Practical techniques for events and streaming workloads

For streaming platforms, mechanical sympathy emphasizes backpressure and schema discipline. Broker throughput depends on batching, compression, partitioning strategy, and consumer parallelism; mismatched partition counts or consumer group sizing can create hotspots that look like “random” latency. Schema enforcement at the edge prevents downstream churn: validating payloads against Avro, Protobuf, or JSON Schema before publication reduces consumer-side failure loops and limits the spread of malformed events. Testing changes safely often benefits from traffic mirroring: shadow topic patterns let teams run new consumer logic against mirrored production traffic while preserving governance controls, making it easier to detect performance regressions, deserialization issues, and lag growth without touching the live consumer path.

Operating model: make drift and tail latency visible

Mechanical sympathy is sustained through observability and configuration hygiene.

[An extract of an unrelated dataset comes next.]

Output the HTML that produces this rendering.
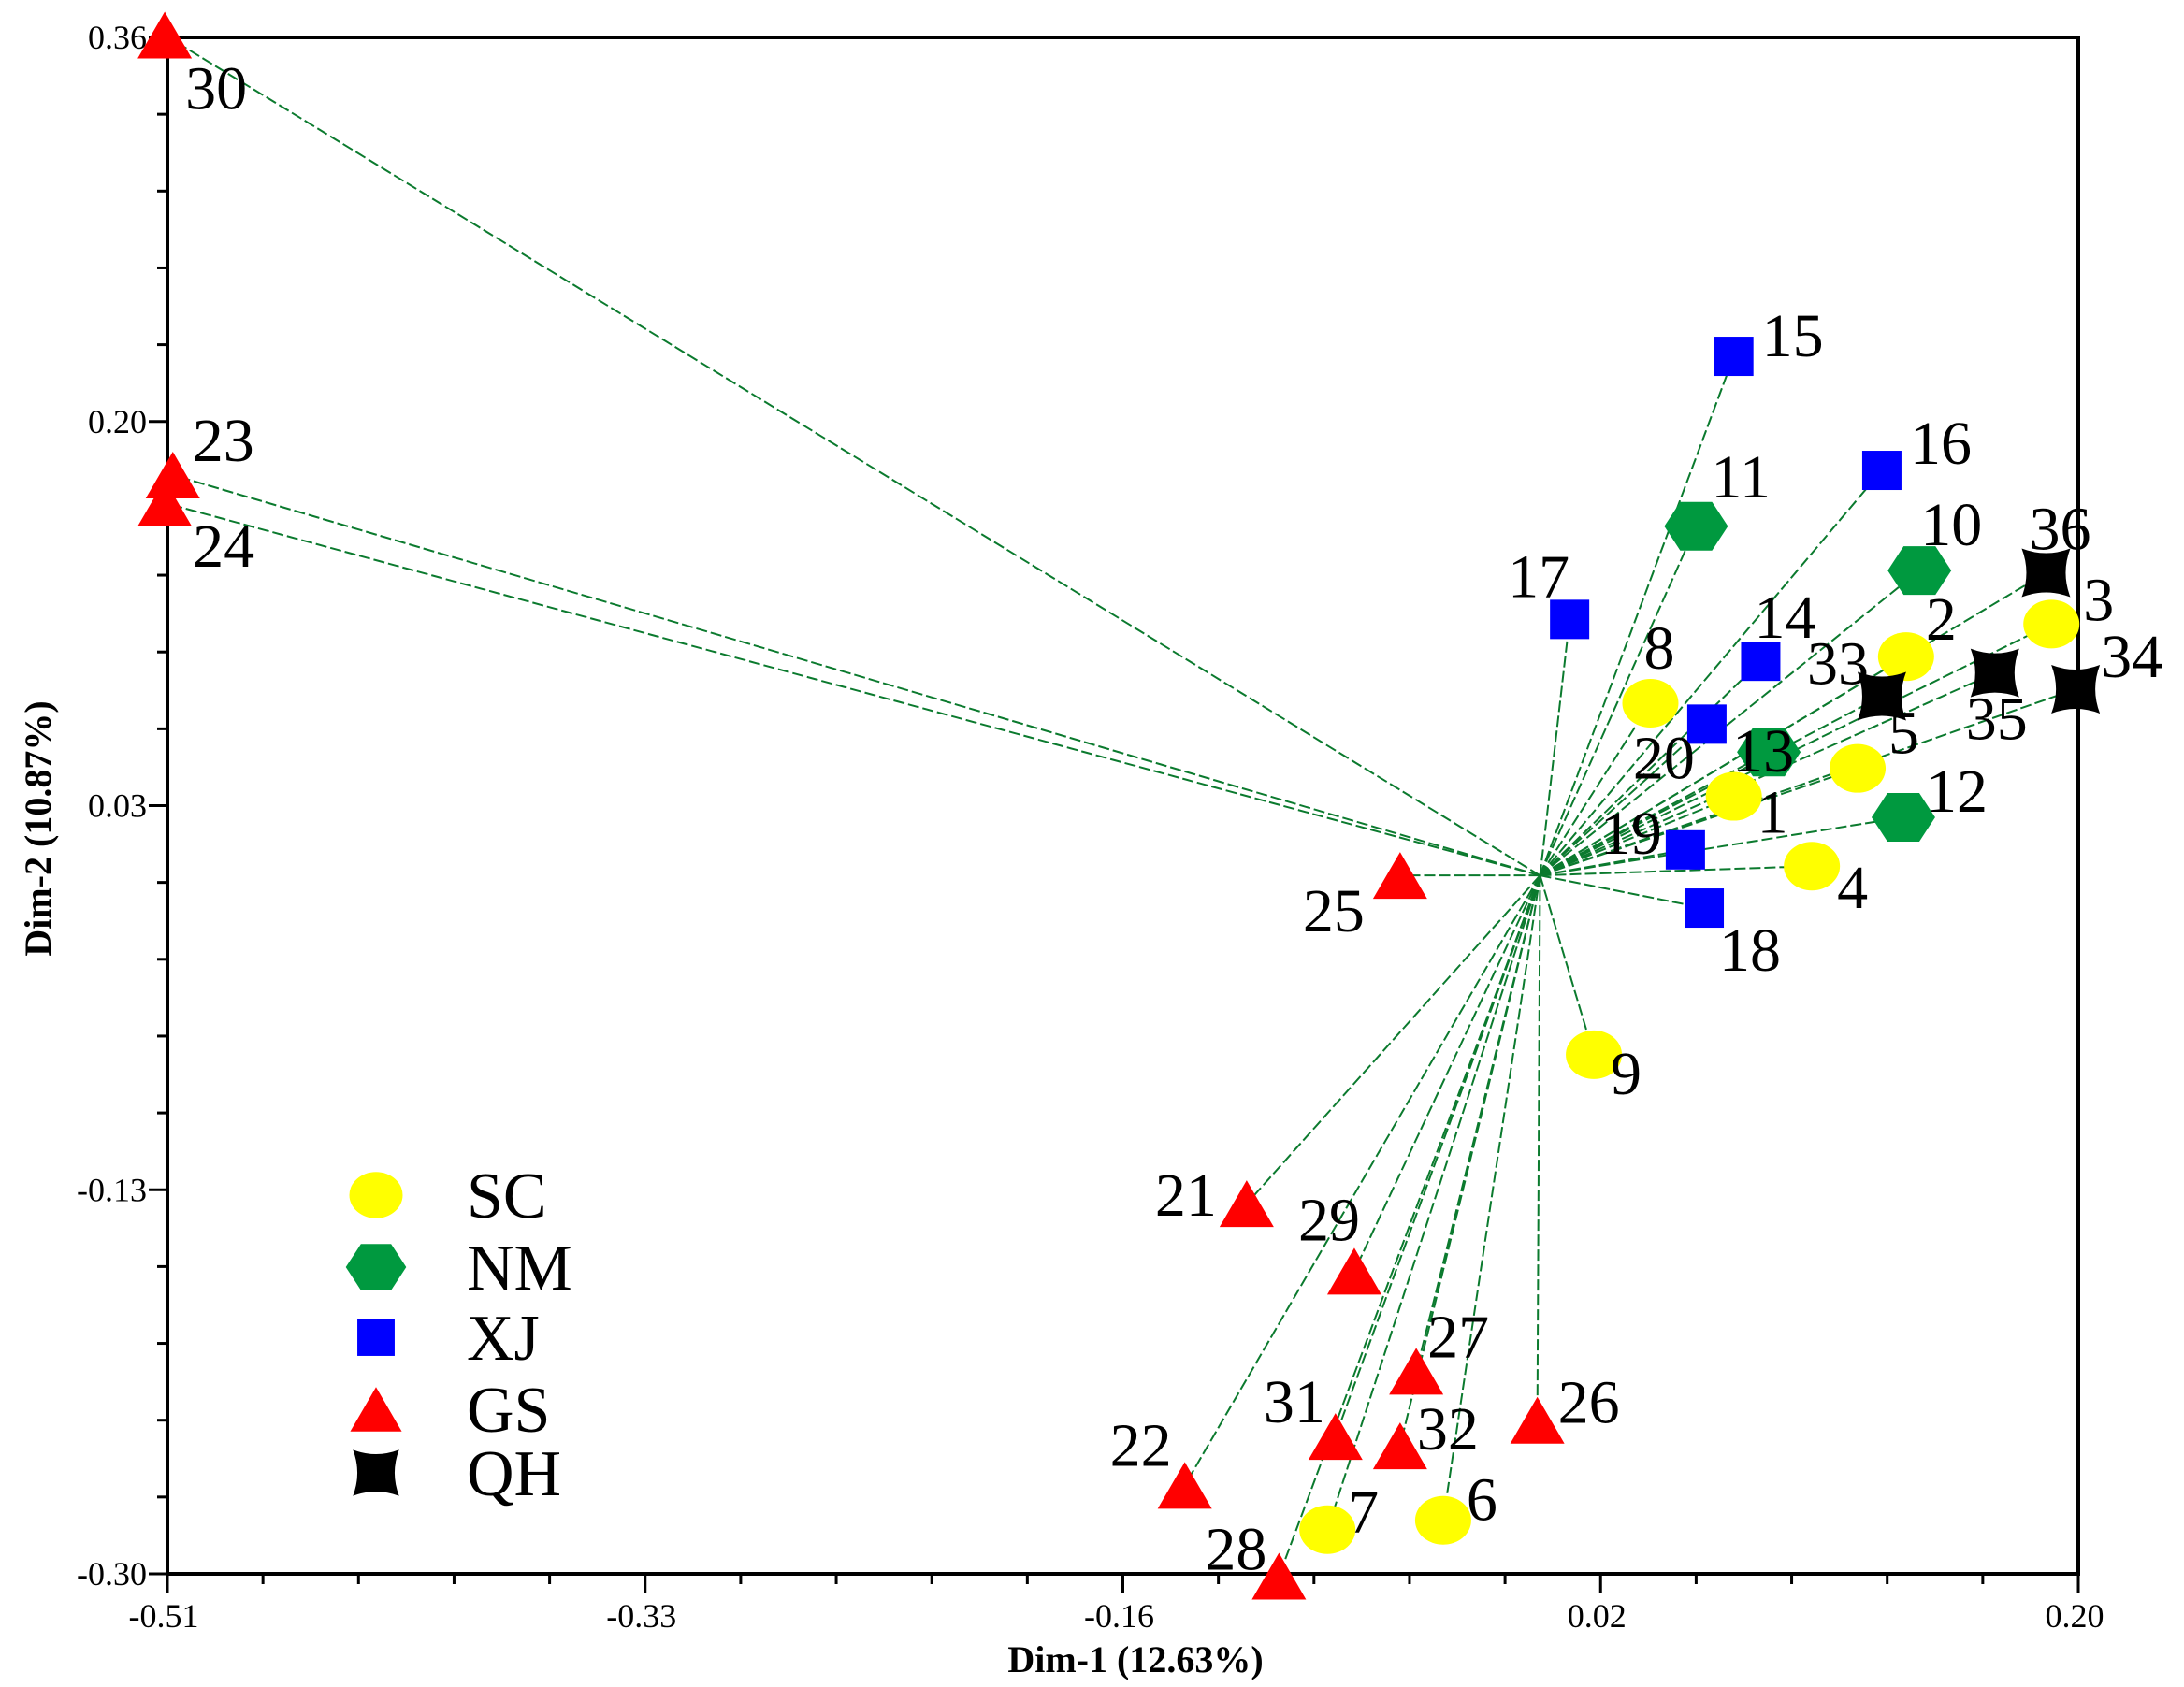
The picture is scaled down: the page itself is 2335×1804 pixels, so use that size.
<!DOCTYPE html>
<html><head><meta charset="utf-8">
<style>
html,body{margin:0;padding:0;background:#fff;}
svg{display:block;}
text{font-family:"Liberation Serif",serif;fill:#000;}
</style></head>
<body>
<svg id="chart" width="2335" height="1804" viewBox="0 0 2335 1804" xmlns="http://www.w3.org/2000/svg">
<g id="lines"></g>
<g id="axes"></g>
<g id="marks"></g>
<g id="labels"></g>
<g id="legend"></g>
</svg>
<script>
// ---- data ----
const ids =    ['8','2','3','5','1','4','9','7','6','11','10','13','12','15','16','17','14','20','19','18','30','23','24','25','21','29','27','26','31','32','22','28','36','33','35','34'];
const groups = ['SC','SC','SC','SC','SC','SC','SC','SC','SC','NM','NM','NM','NM','XJ','XJ','XJ','XJ','XJ','XJ','XJ','GS','GS','GS','GS','GS','GS','GS','GS','GS','GS','GS','GS','QH','QH','QH','QH'];
const dim1 = [0.041,0.136,0.190,0.118,0.072,0.101,0.020,-0.079,-0.036,0.058,0.141,0.085,0.135,0.072,0.127,0.011,0.082,0.062,0.054,0.061,-0.511,-0.508,-0.511,-0.052,-0.109,-0.069,-0.046,-0.001,-0.076,-0.052,-0.132,-0.097,0.188,0.127,0.169,0.199];
const dim2 = [0.074,0.094,0.108,0.046,0.034,0.004,-0.077,-0.281,-0.277,0.150,0.131,0.053,0.025,0.223,0.174,0.110,0.092,0.065,0.011,-0.014,0.361,0.172,0.160,0.000,-0.141,-0.170,-0.213,-0.234,-0.241,-0.245,-0.262,-0.301,0.130,0.077,0.087,0.080];
const xTickLabels = ['-0.51','-0.33','-0.16','0.02','0.20'];
const yTickLabels = ['0.36','0.20','0.03','-0.13','-0.30'];
const legendGroups = ['SC','NM','XJ','GS','QH'];
// label offsets (style, px)
const labelDX = [-7,21,34,33,25,27,18,22,25,16,1,-39,24,30,30,-66,-7,-79,-91,16,22,21,30,-104,-98,-60,12,22,-77,18,-80,-79,-18,-80,-31,27];
const labelDY = [-37,-18,-4,-16,39,45,42,3,0,-31,-27,21,-6,0,-7,-24,-25,58,4,67,79,-15,68,60,13,-33,-15,3,-15,4,-21,-7,-25,-13,71,-13];

// ---- scales ----
const X0=179, X1=2222, Y0=40, Y1=1683;
const xMin=-0.51, xMax=0.20, yMin=-0.30, yMax=0.36;
const sx = v => X0 + (v-xMin)/(xMax-xMin)*(X1-X0);
const sy = v => Y1 - (v-yMin)/(yMax-yMin)*(Y1-Y0);
const NS='http://www.w3.org/2000/svg';
function mk(tag, attrs, parent){const e=document.createElementNS(NS,tag);for(const k in attrs)e.setAttribute(k,attrs[k]);parent.appendChild(e);return e;}
const colors={SC:'#ffff00',NM:'#00993f',XJ:'#0000ff',GS:'#ff0000',QH:'#000000'};

function marker(g, cx, cy, parent, scale){
  scale=scale||1; let e;
  if(g==='SC'){ e=mk('ellipse',{cx:cx,cy:cy,rx:30*scale,ry:26*scale,fill:colors.SC},parent); }
  else if(g==='NM'){ const w=34*scale,h=26*scale,q=17*scale;
    e=mk('polygon',{points:`${cx-w},${cy} ${cx-q},${cy-h} ${cx+q},${cy-h} ${cx+w},${cy} ${cx+q},${cy+h} ${cx-q},${cy+h}`,fill:colors.NM},parent); }
  else if(g==='XJ'){ const s=21*scale; e=mk('rect',{x:cx-s,y:cy-s,width:2*s,height:2*s,fill:colors.XJ},parent); }
  else if(g==='GS'){ const w=29*scale,h=25*scale;
    e=mk('polygon',{points:`${cx},${cy-h} ${cx+w},${cy+h} ${cx-w},${cy+h}`,fill:colors.GS},parent); }
  else { const s=26*scale,c=10*scale;
    e=mk('path',{d:`M${cx-s},${cy-s} Q${cx},${cy-s+c} ${cx+s},${cy-s} Q${cx+s-c},${cy} ${cx+s},${cy+s} Q${cx},${cy+s-c} ${cx-s},${cy+s} Q${cx-s+c},${cy} ${cx-s},${cy-s} Z`,fill:colors.QH},parent); }
  return e;
}

// ---- axes ----
const axes=document.getElementById('axes');
const frame=mk('rect',{x:X0,y:Y0,width:X1-X0,height:Y1-Y0,fill:'none',stroke:'#000','stroke-width':4},axes);


for(let i=0;i<=20;i++){
  const x=X0+(X1-X0)*i/20, major=i%5===0;
  const t=mk('line',{x1:x,y1:Y1,x2:x,y2:Y1+(major?20:11),stroke:'#000','stroke-width':3},axes);
  
  
  const y=Y0+(Y1-Y0)*i/20;
  const u=mk('line',{x1:X0,y1:y,x2:X0-(major?20:11),y2:y,stroke:'#000','stroke-width':3},axes);
  
  
}
xTickLabels.forEach((l,i)=>{
  const t=mk('text',{x:X0+(X1-X0)*i/4-4,y:1740,'text-anchor':'middle','font-size':36},axes);
  t.textContent=l;
  
  
});
yTickLabels.forEach((l,i)=>{
  const t=mk('text',{x:157,y:Y0+(Y1-Y0)*i/4+12,'text-anchor':'end','font-size':36},axes);
  t.textContent=l;
  
  
});
const xt=mk('text',{x:1214,y:1788,'text-anchor':'middle','font-size':40,'font-weight':'bold'},axes);
xt.textContent='Dim-1 (12.63%)';


const yt=mk('text',{x:0,y:0,'text-anchor':'middle','font-size':40,'font-weight':'bold',transform:'translate(54,886) rotate(-90)'},axes);
yt.textContent='Dim-2 (10.87%)';



// ---- series ----
const linesG=document.getElementById('lines'), marksG=document.getElementById('marks'), labG=document.getElementById('labels');
const ox=sx(0), oy=sy(0);
ids.forEach((id,i)=>{
  const cx=sx(dim1[i]), cy=sy(dim2[i]);
  const ln=mk('line',{x1:ox,y1:oy,x2:cx,y2:cy,stroke:'#0b7a2e','stroke-width':2,'stroke-dasharray':'12 4'},linesG);
  
  
  const m=marker(groups[i],cx,cy,marksG);
  
  
  const t=mk('text',{x:cx+labelDX[i],y:cy+labelDY[i],'font-size':66},labG);
  t.textContent=id;
  
  
});

// ---- legend ----
const legG=document.getElementById('legend');
const legY=[1278,1355,1430,1507,1575];
legendGroups.forEach((g,i)=>{
  const m=marker(g,402,legY[i],legG,0.95);
  
  
  const t=mk('text',{x:499,y:legY[i]+24,'font-size':70},legG);
  t.textContent=g;
  
  
});
</script>
</body></html>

Platform teams typically track tail latency, saturation signals (CPU steal, GC pauses, queue depth, thread pool exhaustion), and error budgets as first-class indicators of “machine mismatch.” Configuration drift is a frequent root cause when performance is stable in staging but degrades in production; continuous diffing of deployed policy configurations against canonical definitions helps prevent slow divergence in rate limits, authentication settings, and routing behavior. A federation view across gateways and brokers—ranking components by latency, error rate, and policy compliance—supports consistent runtime governance when services span multiple vendors and environments, and it gives teams a concrete way to tie platform behavior back to the underlying mechanical constraints.